*The problem:* Faithfully return all lines, omitting every embedded picture.

*Raw data:*
--*--

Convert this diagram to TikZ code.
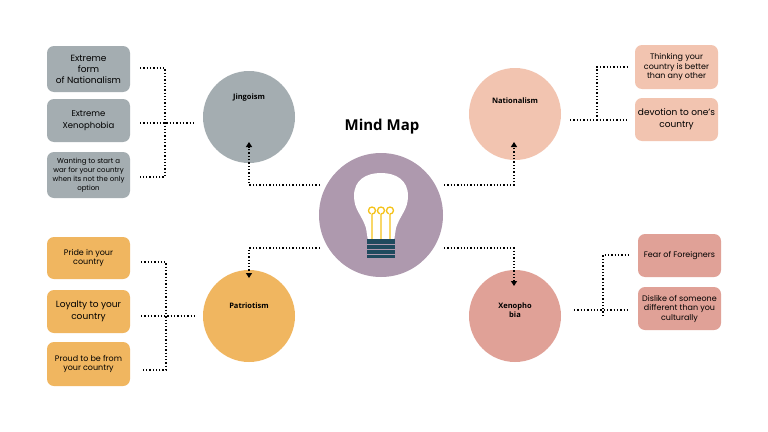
\documentclass[tikz,border=0pt]{standalone}
\usepackage{fontspec}
\setmainfont{Poppins}
\newfontfamily\osb{Open Sans}
\usetikzlibrary{arrows.meta}
\definecolor{cgray}{HTML}{A4ADB1}
\definecolor{corange}{HTML}{F0B660}
\definecolor{cpeach}{HTML}{F2C4B0}
\definecolor{crose}{HTML}{E0A197}
\definecolor{cpurple}{HTML}{AE99AE}
\definecolor{cbase}{HTML}{1F4A5E}
\definecolor{cfil}{HTML}{F5C218}
\begin{document}
\begin{tikzpicture}[x=1pt,y=-1pt,
  topic/.style={circle,minimum size=92pt,inner sep=0pt},
  leaf/.style={rounded corners=7pt,minimum width=83pt,align=center,inner sep=1pt,font=\fontsize{8}{9.5}\selectfont},
  lbl/.style={font=\osb\bfseries\fontsize{7.5}{8.5}\selectfont,align=center},
  dot/.style={dotted,line width=1.3pt},
  arr/.style={dot,-{Triangle[width=6pt,length=5pt]}}]
\useasboundingbox (0,0) rectangle (768,431);
\fill[white] (0,0) rectangle (768,431);
% circles
\node[topic,fill=cgray] (jin) at (249,117) {};
\node[topic,fill=cpeach] (nat) at (515,114) {};
\node[topic,fill=corange] (pat) at (249,316) {};
\node[topic,fill=crose] (xen) at (515,316) {};
\node[circle,minimum size=124pt,inner sep=0pt,fill=cpurple] (ctr) at (381,215) {};
\node[lbl] at (249,98) {Jingoism};
\node[lbl] at (515,101) {Nationalism};
\node[lbl] at (249,306) {Patriotism};
\node[lbl] at (515,310) {Xenopho\\bia};
\node[font=\osb\bfseries\fontsize{15}{18}\selectfont] at (382,127) {Mind Map};
% bulb
\fill[white] (368,241) -- (366,228) .. controls (362,215) and (354,210) .. (354,196)
  .. controls (354,180) and (366,173) .. (381,173) .. controls (396,173) and (408,180) .. (408,196)
  .. controls (408,210) and (400,215) .. (396,228) -- (394,241) -- cycle;
\draw[cfil,line width=1.3pt] (372,240) -- (372,214) (381,240) -- (381,214) (390,240) -- (390,214)
  (372,214) arc[start angle=-90,end angle=250,radius=3.5pt]
  (381,214) arc[start angle=-90,end angle=250,radius=3.5pt]
  (390,214) arc[start angle=-90,end angle=250,radius=3.5pt];
\fill[cbase] (367,239) rectangle (395,258);
\draw[cpurple,line width=0.8pt] (367,244) -- (395,244) (367,249) -- (395,249) (367,254) -- (395,254);
% leaves
\node[leaf,fill=cgray,minimum height=46pt,font=\fontsize{9}{11}\selectfont] (g1) at (88.5,69) {Extreme\\form\\of Nationalism};
\node[leaf,fill=cgray,minimum height=43pt,font=\fontsize{8.5}{12}\selectfont] (g2) at (88.5,120.5) {Extreme\\Xenophobia};
\node[leaf,fill=cgray,minimum height=46pt,font=\fontsize{7}{9}\selectfont] (g3) at (88.5,175) {Wanting to start a\\war for your country\\when its not the only\\option};
\node[leaf,fill=corange,minimum height=42pt] (o1) at (88.5,258) {Pride in your\\country};
\node[leaf,fill=corange,minimum height=43pt,font=\fontsize{9}{12}\selectfont] (o2) at (88.5,311.5) {Loyalty to your\\country};
\node[leaf,fill=corange,minimum height=44pt] (o3) at (88.5,364) {Proud to be from\\your country};
\node[leaf,fill=cpeach,minimum height=44pt] (p1) at (676.5,67) {Thinking your\\country is better\\than any other};
\node[leaf,fill=cpeach,minimum height=43pt,font=\fontsize{9}{12}\selectfont] (p2) at (676.5,119.5) {devotion to one's\\country};
\node[leaf,fill=crose,minimum height=43pt] (r1) at (679.5,255.5) {Fear of Foreigners};
\node[leaf,fill=crose,minimum height=43pt] (r2) at (679.5,308.5) {Dislike of someone\\different than you\\culturally};
% left connectors
\coordinate (jb) at (165,123);
\draw[dot] (140,68) -- (165,68) -- (165,177) -- (140,177);
\draw[dot] (140,123) -- (195,123);
\draw[dot] (141,262) -- (166,262) -- (166,370) -- (141,370);
\draw[dot] (141,316) -- (196,316);
% right connectors
\draw[dot] (570,120) -- (628,120);
\draw[dot] (597,120) -- (597,67) -- (628,67);
\draw[dot] (574,310) -- (628,310);
\draw[dot] (603,316) -- (603,255) -- (628,255);
% center arrows
\draw[arr] (320,185) -- (249,185) -- (249,142);
\draw[arr] (320,248) -- (249,248) -- (249,278);
\draw[arr] (444,185) -- (514,185) -- (514,142);
\draw[arr] (444,248) -- (514,248) -- (514,286);
\end{tikzpicture}
\end{document}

--*--

*Task solution:*
Convert this diagram to TikZ code.
\documentclass[tikz,border=0pt]{standalone}
\usepackage{fontspec}
\setmainfont{Poppins}
\newfontfamily\osb{Open Sans}
\usetikzlibrary{arrows.meta}
\definecolor{cgray}{HTML}{A4ADB1}
\definecolor{corange}{HTML}{F0B660}
\definecolor{cpeach}{HTML}{F2C4B0}
\definecolor{crose}{HTML}{E0A197}
\definecolor{cpurple}{HTML}{AE99AE}
\definecolor{cbase}{HTML}{1F4A5E}
\definecolor{cfil}{HTML}{F5C218}
\begin{document}
\begin{tikzpicture}[x=1pt,y=-1pt,
  topic/.style={circle,minimum size=92pt,inner sep=0pt},
  leaf/.style={rounded corners=7pt,minimum width=83pt,align=center,inner sep=1pt,font=\fontsize{8}{9.5}\selectfont},
  lbl/.style={font=\osb\bfseries\fontsize{7.5}{8.5}\selectfont,align=center},
  dot/.style={dotted,line width=1.3pt},
  arr/.style={dot,-{Triangle[width=6pt,length=5pt]}}]
\useasboundingbox (0,0) rectangle (768,431);
\fill[white] (0,0) rectangle (768,431);
% circles
\node[topic,fill=cgray] (jin) at (249,117) {};
\node[topic,fill=cpeach] (nat) at (515,114) {};
\node[topic,fill=corange] (pat) at (249,316) {};
\node[topic,fill=crose] (xen) at (515,316) {};
\node[circle,minimum size=124pt,inner sep=0pt,fill=cpurple] (ctr) at (381,215) {};
\node[lbl] at (249,98) {Jingoism};
\node[lbl] at (515,101) {Nationalism};
\node[lbl] at (249,306) {Patriotism};
\node[lbl] at (515,310) {Xenopho\\bia};
\node[font=\osb\bfseries\fontsize{15}{18}\selectfont] at (382,127) {Mind Map};
% bulb
\fill[white] (368,241) -- (366,228) .. controls (362,215) and (354,210) .. (354,196)
  .. controls (354,180) and (366,173) .. (381,173) .. controls (396,173) and (408,180) .. (408,196)
  .. controls (408,210) and (400,215) .. (396,228) -- (394,241) -- cycle;
\draw[cfil,line width=1.3pt] (372,240) -- (372,214) (381,240) -- (381,214) (390,240) -- (390,214)
  (372,214) arc[start angle=-90,end angle=250,radius=3.5pt]
  (381,214) arc[start angle=-90,end angle=250,radius=3.5pt]
  (390,214) arc[start angle=-90,end angle=250,radius=3.5pt];
\fill[cbase] (367,239) rectangle (395,258);
\draw[cpurple,line width=0.8pt] (367,244) -- (395,244) (367,249) -- (395,249) (367,254) -- (395,254);
% leaves
\node[leaf,fill=cgray,minimum height=46pt,font=\fontsize{9}{11}\selectfont] (g1) at (88.5,69) {Extreme\\form\\of Nationalism};
\node[leaf,fill=cgray,minimum height=43pt,font=\fontsize{8.5}{12}\selectfont] (g2) at (88.5,120.5) {Extreme\\Xenophobia};
\node[leaf,fill=cgray,minimum height=46pt,font=\fontsize{7}{9}\selectfont] (g3) at (88.5,175) {Wanting to start a\\war for your country\\when its not the only\\option};
\node[leaf,fill=corange,minimum height=42pt] (o1) at (88.5,258) {Pride in your\\country};
\node[leaf,fill=corange,minimum height=43pt,font=\fontsize{9}{12}\selectfont] (o2) at (88.5,311.5) {Loyalty to your\\country};
\node[leaf,fill=corange,minimum height=44pt] (o3) at (88.5,364) {Proud to be from\\your country};
\node[leaf,fill=cpeach,minimum height=44pt] (p1) at (676.5,67) {Thinking your\\country is better\\than any other};
\node[leaf,fill=cpeach,minimum height=43pt,font=\fontsize{9}{12}\selectfont] (p2) at (676.5,119.5) {devotion to one's\\country};
\node[leaf,fill=crose,minimum height=43pt] (r1) at (679.5,255.5) {Fear of Foreigners};
\node[leaf,fill=crose,minimum height=43pt] (r2) at (679.5,308.5) {Dislike of someone\\different than you\\culturally};
% left connectors
\coordinate (jb) at (165,123);
\draw[dot] (140,68) -- (165,68) -- (165,177) -- (140,177);
\draw[dot] (140,123) -- (195,123);
\draw[dot] (141,262) -- (166,262) -- (166,370) -- (141,370);
\draw[dot] (141,316) -- (196,316);
% right connectors
\draw[dot] (570,120) -- (628,120);
\draw[dot] (597,120) -- (597,67) -- (628,67);
\draw[dot] (574,310) -- (628,310);
\draw[dot] (603,316) -- (603,255) -- (628,255);
% center arrows
\draw[arr] (320,185) -- (249,185) -- (249,142);
\draw[arr] (320,248) -- (249,248) -- (249,278);
\draw[arr] (444,185) -- (514,185) -- (514,142);
\draw[arr] (444,248) -- (514,248) -- (514,286);
\end{tikzpicture}
\end{document}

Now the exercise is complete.